There are any number of calculations I could make using variously arbitrary logic, but at the end of the day I'd basically just be making a guess that "sounds right." When I did an early experiment with the system using a single pirate crew using 1/5th of the population times the captain's XP value, it lined up nicely with the XP value of the crew were I to populate it by hand. But the same equation applied to a large population center (the above town), the resulting 5,760,000 xp felt excessive.

So I figured it was time to crowdsource this matter. I don't know what a big pile of XP is "supposed" to look like, especially applied to an area this big. But if I can figure it out, it would help me populate not just settlements, but dungeons and areas of wilderness as well. I just need to have a frame of reference. So, what do you think?

Fizban
2018-10-01, 01:00 AM
Nothing in the game uses xp that way, so I doubt anyone who hasn't instated a similar mechanic will be able to eyeball it anyway. You still need to figure out the demographics of "professional combatants." Note that if you're running a pre-industrial setting, you can't have more than 10% of the population doing anything other than farming- so even if professional combatants are 3rd level, you can't have all that many professional combatants, because a good number of the non-farmers need to be craftsmen.

Drakevarg
2018-10-01, 01:32 AM
Note that if you're running a pre-industrial setting, you can't have more than 10% of the population doing anything other than farming- so even if professional combatants are 3rd level, you can't have all that many professional combatants, because a good number of the non-farmers need to be craftsmen.

It's a basic rule for my setting that virtually every adult is at least combat-capable, because there are so many monsters running around that just being able to work the fields, or chop wood, or head down the street for groceries requires that you be prepared to defend yourself against a rat the size of a dog or whatever. So while most people may indeed just be food-makers, they still know their way around a weapon, even if that weapon is just their wheat scythe. Added on top of that, people who professionally deal with large animals - hunters, sailors, beast-tamers, etc. - would need combat skills at least on par with the common soldier if not moreso. Humans aren't at the tippy-top of the food chain in this world and so being at least a little bit of a badass is kind of a prerequisite for having anything resembling civilization at all.

So while "total population as L1 encounters" is understandable in that context, the thing that gets a bit fuzzy is how much the XP values of higher-level NPCs (soldiers, artisans, hunters, whatever) would bloat that value. Or what the threshold is wherein the fact that every man and woman old enough to lift a sword knows how to use one becomes irrelevant because they're not going to stick around long enough to face whatever tore through the professional fighters.

Jack_Simth
2018-10-01, 07:01 AM
Computers are useful for this kind of thing:
Town Generator (https://www.myth-weavers.com/generate_town.php)
NPC Generator (https://www.myth-weavers.com/generate_npc.php)

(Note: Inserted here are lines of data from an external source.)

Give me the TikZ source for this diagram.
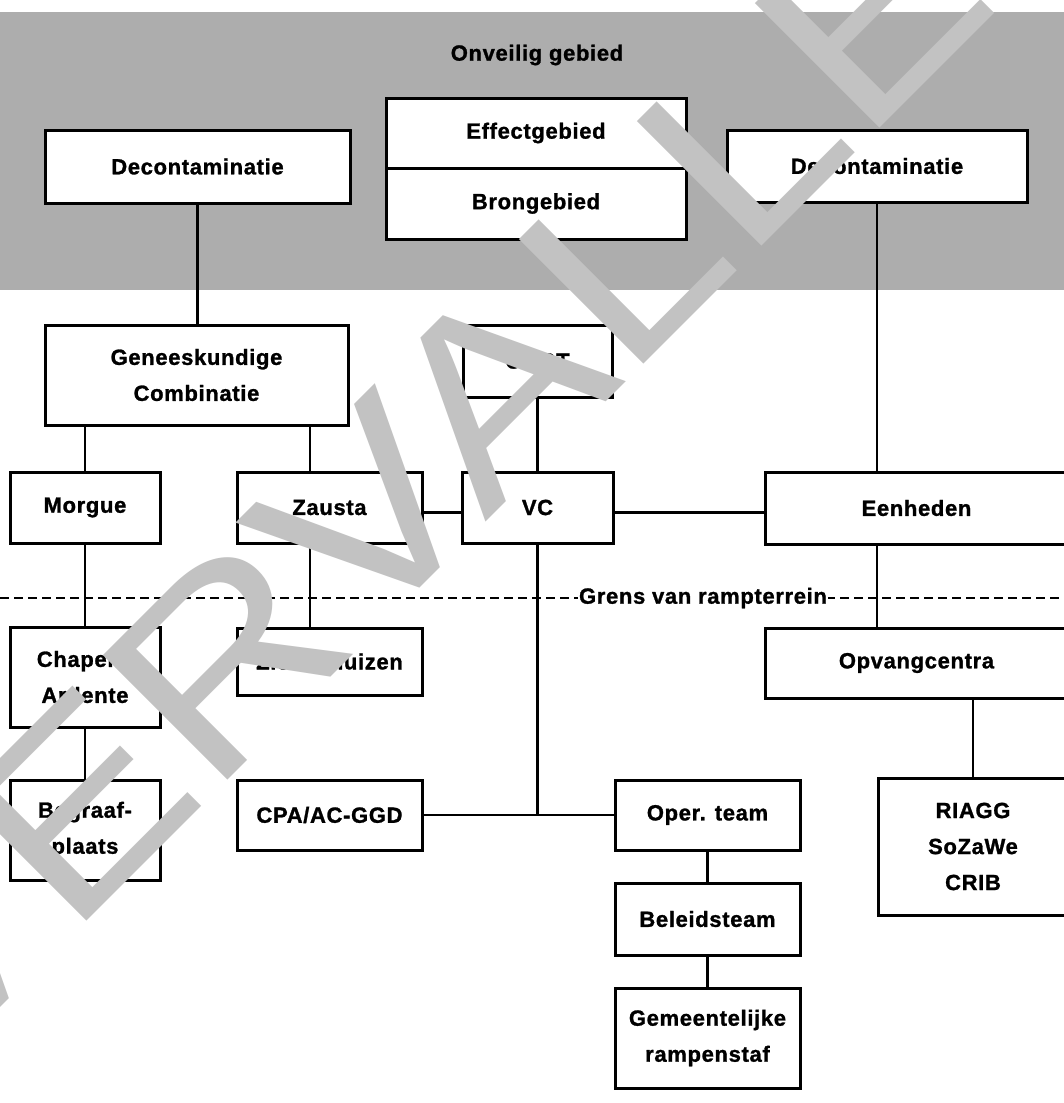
\documentclass[tikz,border=0pt]{standalone}
\usepackage{fontspec}
\newfontfamily\dfont[LetterSpace=3, BoldFeatures={FakeBold=1.2}]{Liberation Sans}
\newfontfamily\wmfont{Liberation Sans}
\definecolor{bggray}{gray}{0.68}
\definecolor{wmgray}{gray}{0.76}
\tikzset{
  box/.style={draw=black, line width=3pt, fill=white, rectangle, align=center, inner sep=0pt,
    font=\dfont\bfseries\fontsize{22}{36}\selectfont},
  link/.style={draw=black, line width=2.6pt},
  border/.style={draw=black, line width=2.2pt, dash pattern=on 9pt off 5pt},
}
\begin{document}
\begin{tikzpicture}[x=1pt,y=-1pt]
\useasboundingbox (0,0) rectangle (1064,1103);
\clip (0,0) rectangle (1064,1103);
\fill[white] (0,0) rectangle (1064,1103);
% unsafe area
\fill[bggray] (0,12) rectangle (1064,290);
\node[font=\dfont\bfseries\fontsize{22}{26}\selectfont, inner sep=0pt] (onv) at (537,55) {Onveilig gebied};

% boxes
\node[box, minimum width=305pt, minimum height=73pt] (decL) at (197.5,166.5) {Decontaminatie};
\node[box, minimum width=300pt, minimum height=70pt] (eff) at (536,133) {Effectgebied};
\node[box, minimum width=300pt, minimum height=71pt] (bron) at (536,203.5) {Brongebied};
\node[box, minimum width=300pt, minimum height=72pt] (decR) at (877,166) {Decontaminatie};
\node[box, minimum width=303pt, minimum height=100pt] (gc) at (196.5,375) {Geneeskundige\\Combinatie};
\node[box, minimum width=149pt, minimum height=72pt] (cort) at (537.5,361) {CORT};
\node[box, minimum width=150pt, minimum height=71pt] (morgue) at (85,507.5) {Morgue};
\node[box, minimum width=185pt, minimum height=71pt] (zaus) at (329.5,507.5) {Zausta};
\node[box, minimum width=151pt, minimum height=71pt] (vc) at (537.5,507.5) {VC};
\node[box, minimum width=303pt, minimum height=72pt] (eenh) at (916.5,508) {Eenheden};
\node[box, minimum width=150pt, minimum height=100pt] (chap) at (85,677) {Chapelle\\Ardente};
\node[box, minimum width=185pt, minimum height=67pt] (zieken) at (329.5,661.5) {Ziekenhuizen};
\node[box, minimum width=303pt, minimum height=70pt] (opvang) at (916.5,663) {Opvangcentra};
\node[box, minimum width=150pt, minimum height=100pt] (begr) at (85,830) {Begraaf-\\plaats};
\node[box, minimum width=185pt, minimum height=70pt] (cpa) at (329.5,815) {CPA/AC-GGD};
\node[box, minimum width=185pt, minimum height=70pt] (oper) at (707.5,815) {Oper. team};
\node[box, minimum width=185pt, minimum height=72pt] (bel) at (707.5,919) {Beleidsteam};
\node[box, minimum width=185pt, minimum height=100pt] (gem) at (707.5,1038) {Gemeentelijke\\rampenstaf};
\node[box, minimum width=190pt, minimum height=137pt] (riagg) at (973,846.5) {RIAGG\\SoZaWe\\CRIB};

% border of disaster area
\coordinate (bl) at (0,598);
\coordinate (br) at (1064,598);
\draw[border] (bl) -- (br);
\node[fill=white, inner xsep=1pt, inner ysep=2pt, font=\dfont\bfseries\fontsize{22}{26}\selectfont] (grens) at (703,598) {Grens van rampterrein};

% connectors
\draw[link] (decL.south) -- (decL.south |- gc.north);
\draw[link] (morgue.north |- gc.south) -- (morgue.north);
\draw[link] ([xshift=-19.5pt]zaus.north |- gc.south) -- ([xshift=-19.5pt]zaus.north);
\draw[link] (morgue.south) -- (chap.north);
\draw[link] (chap.south) -- (begr.north);
\draw[link] ([xshift=-19.5pt]zaus.south) -- ([xshift=-19.5pt]zieken.north);
\draw[link] ([yshift=-5pt]zaus.east) -- ([yshift=-5pt]vc.west);
\draw[link] (cort.south) -- (vc.north);
\draw[link] ([yshift=-5pt]vc.east) -- ([yshift=-5pt]vc.east -| eenh.west);
\draw[link] (decR.south) -- (decR.south |- eenh.north);
\draw[link] (decR.south |- eenh.south) -- (decR.south |- opvang.north);
\draw[link] (riagg.north |- opvang.south) -- (riagg.north);
\coordinate (j) at (vc.south |- cpa.east);
\draw[link] (vc.south) -- (j);
\draw[link] (cpa.east) -- (oper.west);
\draw[link] (oper.south) -- (bel.north);
\draw[link] (bel.south) -- (gem.north);

% watermark
\node[rotate=45, xscale=1.17, anchor=base west, inner sep=0pt, text=wmgray,
  font=\wmfont\fontsize{256}{260}\selectfont] (wm) at (-72,1080) {VERVALLEN};
\end{tikzpicture}
\end{document}
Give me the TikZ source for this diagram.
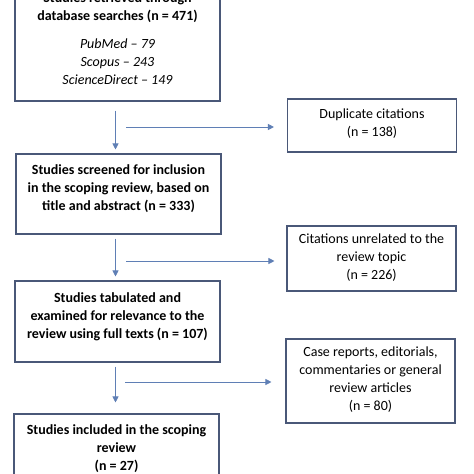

Just replace all instances of Commoner with Warrior, and you're set, really.

Drakevarg
2018-10-01, 03:45 PM
Computers are useful for this kind of thing:
Town Generator (https://www.myth-weavers.com/generate_town.php)
NPC Generator (https://www.myth-weavers.com/generate_npc.php)

Just replace all instances of Commoner with Warrior, and you're set, really.

Aside from the added work of having to comb out all the aspects not in my setting (casters and nonhumans), this doesn't really cover what I'm looking for. I know how to use the town generation rules from the DMG - which these are basically just an automated form of. I just don't like the town generation rules from the DMG, hence me trying out the Project Slaughterhouse thing. In regards to which I don't really see how these would help me figure out what the XP value of a settlement would be.

Edit: One idea might be to do something similar to a settlement's gp limit, using different base values. For example, by DMG rules a town of 4,000 would have 600,000 gp available to spend at any given time. I could try taking the basic equation for that and tweaking it for XP rather than gp. I do have systems in place already for deciding the highest-level NPC available in a settlement, which could take the place of the town's gp limit. Which for the sample town of 4,000 would be 1,440,000 xp, sets it within the same range as the other calculations but is a bit higher than just casting the entire population as L1 encounters.

On the other hand, plugging smaller settlements into the equation paints a different picture. A hamlet of 60 gets 18,000 xp laid out as L1 encounters but only 2,700 xp using the above formula. Hm.